### Information provided ###

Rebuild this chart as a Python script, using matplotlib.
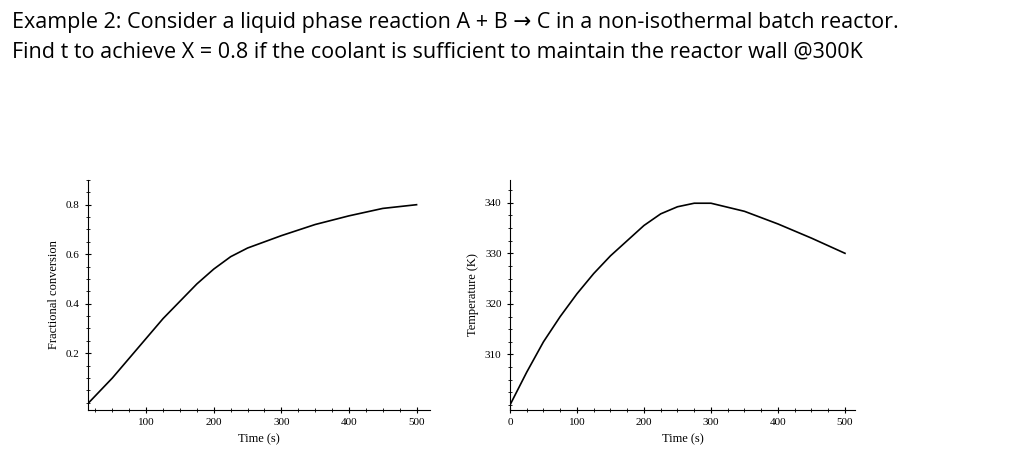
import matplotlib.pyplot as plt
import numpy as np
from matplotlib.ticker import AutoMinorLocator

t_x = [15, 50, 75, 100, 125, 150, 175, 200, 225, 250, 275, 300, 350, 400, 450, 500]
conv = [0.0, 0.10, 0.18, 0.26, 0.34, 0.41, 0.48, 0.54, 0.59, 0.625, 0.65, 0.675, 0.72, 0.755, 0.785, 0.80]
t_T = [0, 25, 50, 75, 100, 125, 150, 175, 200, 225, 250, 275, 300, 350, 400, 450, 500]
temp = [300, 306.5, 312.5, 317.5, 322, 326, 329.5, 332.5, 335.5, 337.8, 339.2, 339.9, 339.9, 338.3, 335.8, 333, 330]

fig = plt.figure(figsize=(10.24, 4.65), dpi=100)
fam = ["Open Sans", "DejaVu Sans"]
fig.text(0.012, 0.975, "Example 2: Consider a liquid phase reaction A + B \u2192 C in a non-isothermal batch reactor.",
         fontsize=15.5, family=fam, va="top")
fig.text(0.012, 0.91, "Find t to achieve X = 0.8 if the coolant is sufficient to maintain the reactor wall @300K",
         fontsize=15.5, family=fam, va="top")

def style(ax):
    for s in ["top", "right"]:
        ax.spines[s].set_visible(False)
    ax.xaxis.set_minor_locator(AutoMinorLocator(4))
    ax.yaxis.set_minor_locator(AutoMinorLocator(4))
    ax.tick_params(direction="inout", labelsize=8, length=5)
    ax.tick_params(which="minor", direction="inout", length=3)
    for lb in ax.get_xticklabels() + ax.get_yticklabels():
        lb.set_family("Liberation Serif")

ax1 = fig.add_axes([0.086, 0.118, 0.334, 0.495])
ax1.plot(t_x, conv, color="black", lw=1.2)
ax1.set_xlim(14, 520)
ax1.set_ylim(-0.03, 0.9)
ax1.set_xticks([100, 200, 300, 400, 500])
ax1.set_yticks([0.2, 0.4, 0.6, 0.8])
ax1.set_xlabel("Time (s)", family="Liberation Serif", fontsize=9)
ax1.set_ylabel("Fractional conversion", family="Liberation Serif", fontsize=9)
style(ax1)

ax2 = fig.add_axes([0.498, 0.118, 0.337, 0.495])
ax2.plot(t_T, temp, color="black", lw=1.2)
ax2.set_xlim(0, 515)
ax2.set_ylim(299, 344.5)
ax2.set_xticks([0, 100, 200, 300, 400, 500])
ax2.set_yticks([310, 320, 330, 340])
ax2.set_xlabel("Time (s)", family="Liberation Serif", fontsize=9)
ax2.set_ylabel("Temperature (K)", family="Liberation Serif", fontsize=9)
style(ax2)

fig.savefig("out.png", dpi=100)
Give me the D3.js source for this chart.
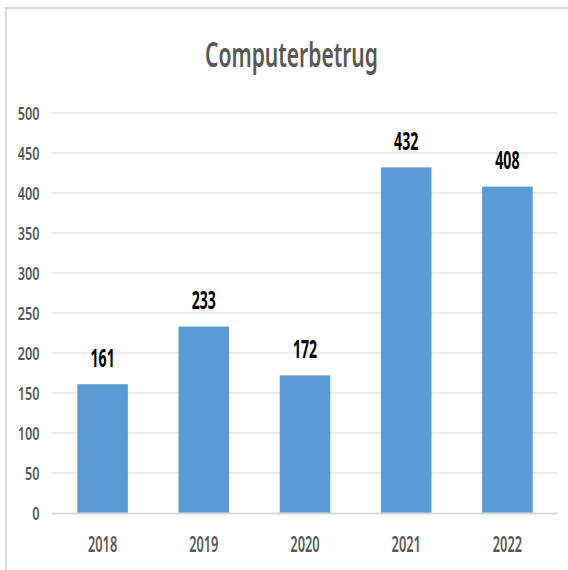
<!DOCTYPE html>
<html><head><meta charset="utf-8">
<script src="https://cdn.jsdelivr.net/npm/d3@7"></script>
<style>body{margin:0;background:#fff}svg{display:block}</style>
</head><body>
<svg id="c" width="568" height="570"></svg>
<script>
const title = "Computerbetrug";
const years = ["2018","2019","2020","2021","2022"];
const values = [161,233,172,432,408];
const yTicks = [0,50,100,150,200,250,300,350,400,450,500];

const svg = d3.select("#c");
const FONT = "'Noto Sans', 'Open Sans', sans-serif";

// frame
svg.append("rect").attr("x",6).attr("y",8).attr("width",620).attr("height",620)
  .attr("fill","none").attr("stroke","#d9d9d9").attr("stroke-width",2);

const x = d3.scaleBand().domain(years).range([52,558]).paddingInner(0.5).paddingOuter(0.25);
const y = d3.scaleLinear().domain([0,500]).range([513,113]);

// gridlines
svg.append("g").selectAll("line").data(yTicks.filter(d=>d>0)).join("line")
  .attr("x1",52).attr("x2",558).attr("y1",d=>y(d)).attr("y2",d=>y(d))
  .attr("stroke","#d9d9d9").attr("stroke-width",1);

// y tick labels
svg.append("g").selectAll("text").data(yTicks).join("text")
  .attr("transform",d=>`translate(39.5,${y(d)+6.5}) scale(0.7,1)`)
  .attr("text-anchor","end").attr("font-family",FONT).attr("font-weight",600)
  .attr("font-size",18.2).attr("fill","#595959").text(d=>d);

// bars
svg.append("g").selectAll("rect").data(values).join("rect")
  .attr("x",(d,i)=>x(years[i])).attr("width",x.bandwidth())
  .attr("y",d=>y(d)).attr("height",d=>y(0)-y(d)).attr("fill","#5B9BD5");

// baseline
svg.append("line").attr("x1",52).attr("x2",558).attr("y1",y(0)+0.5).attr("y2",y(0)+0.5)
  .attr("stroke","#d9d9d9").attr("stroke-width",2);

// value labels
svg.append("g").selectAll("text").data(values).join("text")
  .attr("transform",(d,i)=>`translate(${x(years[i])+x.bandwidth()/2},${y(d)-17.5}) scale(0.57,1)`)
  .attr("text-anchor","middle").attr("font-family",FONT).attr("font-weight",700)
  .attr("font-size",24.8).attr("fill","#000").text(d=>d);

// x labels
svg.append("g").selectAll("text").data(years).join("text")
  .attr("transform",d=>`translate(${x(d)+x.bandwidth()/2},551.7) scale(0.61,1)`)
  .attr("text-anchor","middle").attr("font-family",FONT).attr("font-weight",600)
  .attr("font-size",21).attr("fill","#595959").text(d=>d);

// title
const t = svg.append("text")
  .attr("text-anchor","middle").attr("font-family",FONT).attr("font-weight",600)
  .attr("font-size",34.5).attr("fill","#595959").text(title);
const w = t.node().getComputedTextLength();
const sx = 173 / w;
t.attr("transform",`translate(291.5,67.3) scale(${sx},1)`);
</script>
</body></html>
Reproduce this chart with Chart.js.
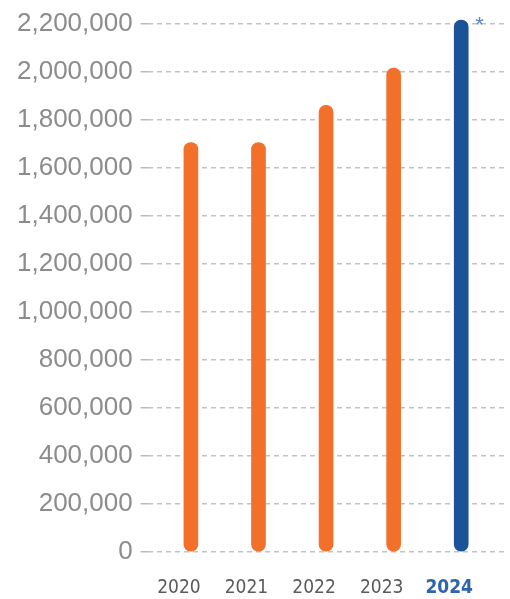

###

• What is needed:
Omit the pictures, then quote the rest of the material above exactly.

• Correct result:
Rebuild this chart as a Python script, using matplotlib.
import matplotlib.pyplot as plt
import numpy as np
from matplotlib.ticker import AutoMinorLocator

t_x = [15, 50, 75, 100, 125, 150, 175, 200, 225, 250, 275, 300, 350, 400, 450, 500]
conv = [0.0, 0.10, 0.18, 0.26, 0.34, 0.41, 0.48, 0.54, 0.59, 0.625, 0.65, 0.675, 0.72, 0.755, 0.785, 0.80]
t_T = [0, 25, 50, 75, 100, 125, 150, 175, 200, 225, 250, 275, 300, 350, 400, 450, 500]
temp = [300, 306.5, 312.5, 317.5, 322, 326, 329.5, 332.5, 335.5, 337.8, 339.2, 339.9, 339.9, 338.3, 335.8, 333, 330]

fig = plt.figure(figsize=(10.24, 4.65), dpi=100)
fam = ["Open Sans", "DejaVu Sans"]
fig.text(0.012, 0.975, "Example 2: Consider a liquid phase reaction A + B \u2192 C in a non-isothermal batch reactor.",
         fontsize=15.5, family=fam, va="top")
fig.text(0.012, 0.91, "Find t to achieve X = 0.8 if the coolant is sufficient to maintain the reactor wall @300K",
         fontsize=15.5, family=fam, va="top")

def style(ax):
    for s in ["top", "right"]:
        ax.spines[s].set_visible(False)
    ax.xaxis.set_minor_locator(AutoMinorLocator(4))
    ax.yaxis.set_minor_locator(AutoMinorLocator(4))
    ax.tick_params(direction="inout", labelsize=8, length=5)
    ax.tick_params(which="minor", direction="inout", length=3)
    for lb in ax.get_xticklabels() + ax.get_yticklabels():
        lb.set_family("Liberation Serif")

ax1 = fig.add_axes([0.086, 0.118, 0.334, 0.495])
ax1.plot(t_x, conv, color="black", lw=1.2)
ax1.set_xlim(14, 520)
ax1.set_ylim(-0.03, 0.9)
ax1.set_xticks([100, 200, 300, 400, 500])
ax1.set_yticks([0.2, 0.4, 0.6, 0.8])
ax1.set_xlabel("Time (s)", family="Liberation Serif", fontsize=9)
ax1.set_ylabel("Fractional conversion", family="Liberation Serif", fontsize=9)
style(ax1)

ax2 = fig.add_axes([0.498, 0.118, 0.337, 0.495])
ax2.plot(t_T, temp, color="black", lw=1.2)
ax2.set_xlim(0, 515)
ax2.set_ylim(299, 344.5)
ax2.set_xticks([0, 100, 200, 300, 400, 500])
ax2.set_yticks([310, 320, 330, 340])
ax2.set_xlabel("Time (s)", family="Liberation Serif", fontsize=9)
ax2.set_ylabel("Temperature (K)", family="Liberation Serif", fontsize=9)
style(ax2)

fig.savefig("out.png", dpi=100)
Give me the D3.js source for this chart.
<!DOCTYPE html>
<html><head><meta charset="utf-8">
<script src="https://cdn.jsdelivr.net/npm/d3@7"></script>
<style>body{margin:0;background:#fff}svg{display:block}</style>
</head><body>
<svg id="c" width="568" height="570"></svg>
<script>
const title = "Computerbetrug";
const years = ["2018","2019","2020","2021","2022"];
const values = [161,233,172,432,408];
const yTicks = [0,50,100,150,200,250,300,350,400,450,500];

const svg = d3.select("#c");
const FONT = "'Noto Sans', 'Open Sans', sans-serif";

// frame
svg.append("rect").attr("x",6).attr("y",8).attr("width",620).attr("height",620)
  .attr("fill","none").attr("stroke","#d9d9d9").attr("stroke-width",2);

const x = d3.scaleBand().domain(years).range([52,558]).paddingInner(0.5).paddingOuter(0.25);
const y = d3.scaleLinear().domain([0,500]).range([513,113]);

// gridlines
svg.append("g").selectAll("line").data(yTicks.filter(d=>d>0)).join("line")
  .attr("x1",52).attr("x2",558).attr("y1",d=>y(d)).attr("y2",d=>y(d))
  .attr("stroke","#d9d9d9").attr("stroke-width",1);

// y tick labels
svg.append("g").selectAll("text").data(yTicks).join("text")
  .attr("transform",d=>`translate(39.5,${y(d)+6.5}) scale(0.7,1)`)
  .attr("text-anchor","end").attr("font-family",FONT).attr("font-weight",600)
  .attr("font-size",18.2).attr("fill","#595959").text(d=>d);

// bars
svg.append("g").selectAll("rect").data(values).join("rect")
  .attr("x",(d,i)=>x(years[i])).attr("width",x.bandwidth())
  .attr("y",d=>y(d)).attr("height",d=>y(0)-y(d)).attr("fill","#5B9BD5");

// baseline
svg.append("line").attr("x1",52).attr("x2",558).attr("y1",y(0)+0.5).attr("y2",y(0)+0.5)
  .attr("stroke","#d9d9d9").attr("stroke-width",2);

// value labels
svg.append("g").selectAll("text").data(values).join("text")
  .attr("transform",(d,i)=>`translate(${x(years[i])+x.bandwidth()/2},${y(d)-17.5}) scale(0.57,1)`)
  .attr("text-anchor","middle").attr("font-family",FONT).attr("font-weight",700)
  .attr("font-size",24.8).attr("fill","#000").text(d=>d);

// x labels
svg.append("g").selectAll("text").data(years).join("text")
  .attr("transform",d=>`translate(${x(d)+x.bandwidth()/2},551.7) scale(0.61,1)`)
  .attr("text-anchor","middle").attr("font-family",FONT).attr("font-weight",600)
  .attr("font-size",21).attr("fill","#595959").text(d=>d);

// title
const t = svg.append("text")
  .attr("text-anchor","middle").attr("font-family",FONT).attr("font-weight",600)
  .attr("font-size",34.5).attr("fill","#595959").text(title);
const w = t.node().getComputedTextLength();
const sx = 173 / w;
t.attr("transform",`translate(291.5,67.3) scale(${sx},1)`);
</script>
</body></html>
Reproduce this chart with Chart.js.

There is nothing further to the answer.